Since work on the VERBMOBIL system always has to take into account the complete processing from speech input to speech output we have to deal with incorrect information due to shortcomings in other modules, especially speech recognition. The following two examples show how dramatic even small errors in recognition can be in terms of interpretation (recognized string in italics):

(a)
Unfortunately I have only time in December.
unfortunately I have a meeting of December.

(b)
When would be a good time for us to meet?
one would be a good time for us to meet.

Utterance (a) will be interpreted as a rejection of December as a possible date (since having a meeting usually signals an explained rejection of a date) whereas utterance (b) triggers the false suggestion of one o'clock for the meeting.

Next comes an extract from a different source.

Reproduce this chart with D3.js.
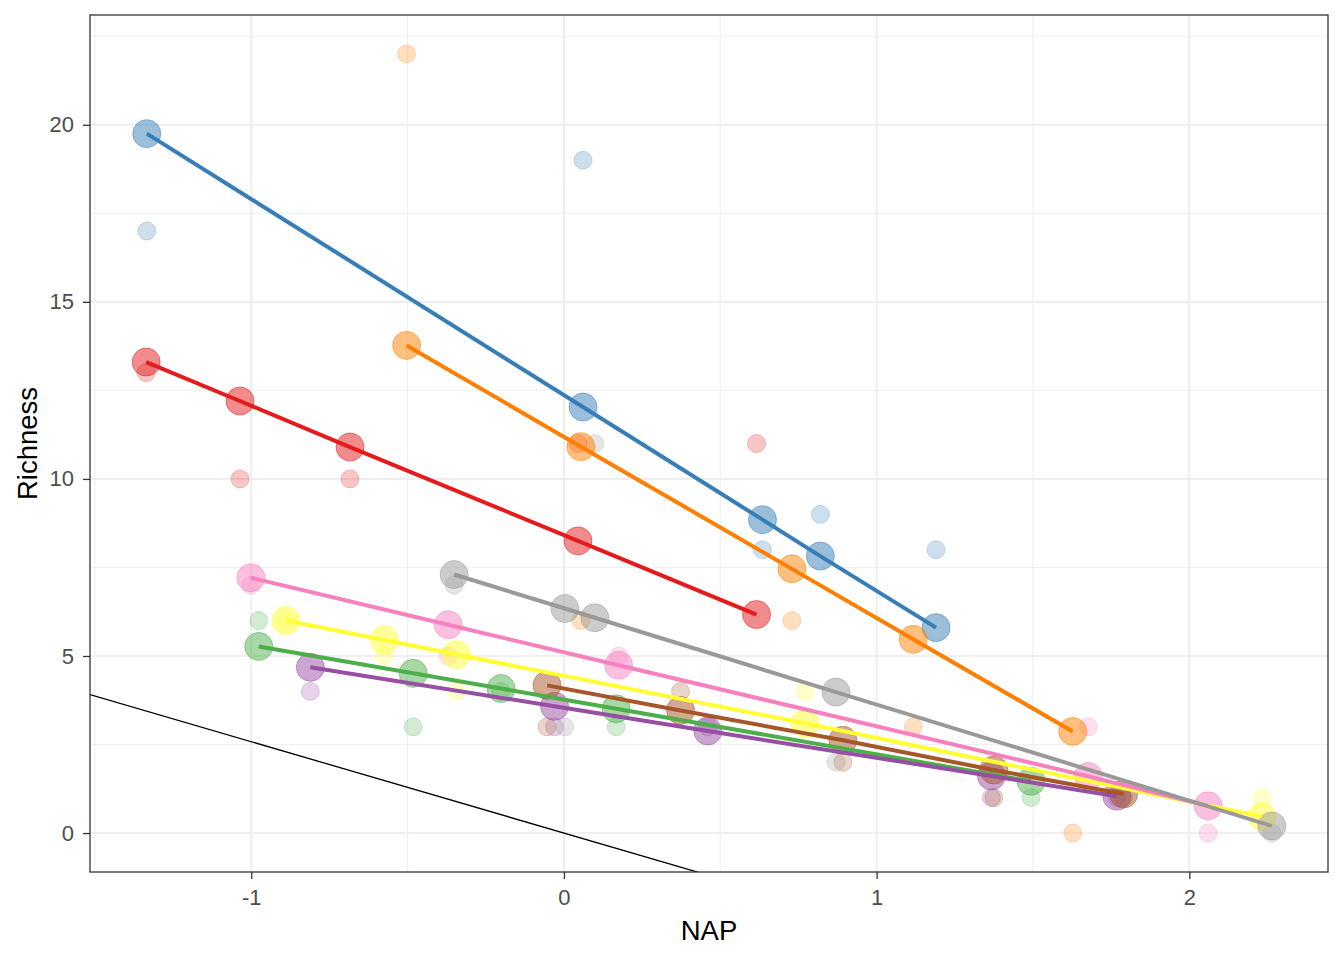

These utterances were taken from a corpus of end-to-end evaluation dialogues which were recorded in test runs under realistic conditions, i.e. with only the VERBMOBIL system as a translator between an English and a German person. Although in utterances like the above it is almost impossible to recover the original meaning, other heavily damaged input like the next example is easily interpreted correctly by our shallow analysis approach:

(c)
OK, could you repeat please. Do you have time on the fifth and sixth, or don't you?
repeat please do you have time. on the fifth and sixth why don't you.

Apart from imperfect input, two other factors influence our approach to dialogue understanding in VERBMBIL. First, users of VERBMOBIL in its current state have to deal with inaccurate translations and therefore, make ample use of confirmations and clarifications. In general, people behave differently in a real application of VERBMOBIL as opposed to the ideal conditions of mono-lingual sample dialogues from the VERBMOBIL corpus. Second, since VERBMOBIL acts as a mediator between two or more parties it is not supposed to pose questions itself (clarification dialogues). Its dialogue engine is not an interactive machine but solely tracking the dialogue. It has to obey the principle of unobtrusiveness. As a result, we pursue an approach using methods not unlike those of Information Extraction (IE, cf. [Hobbs et al. 1996]): we know what to expect, we try to extract as much information as possible and put them into frames, checking consistency on the way.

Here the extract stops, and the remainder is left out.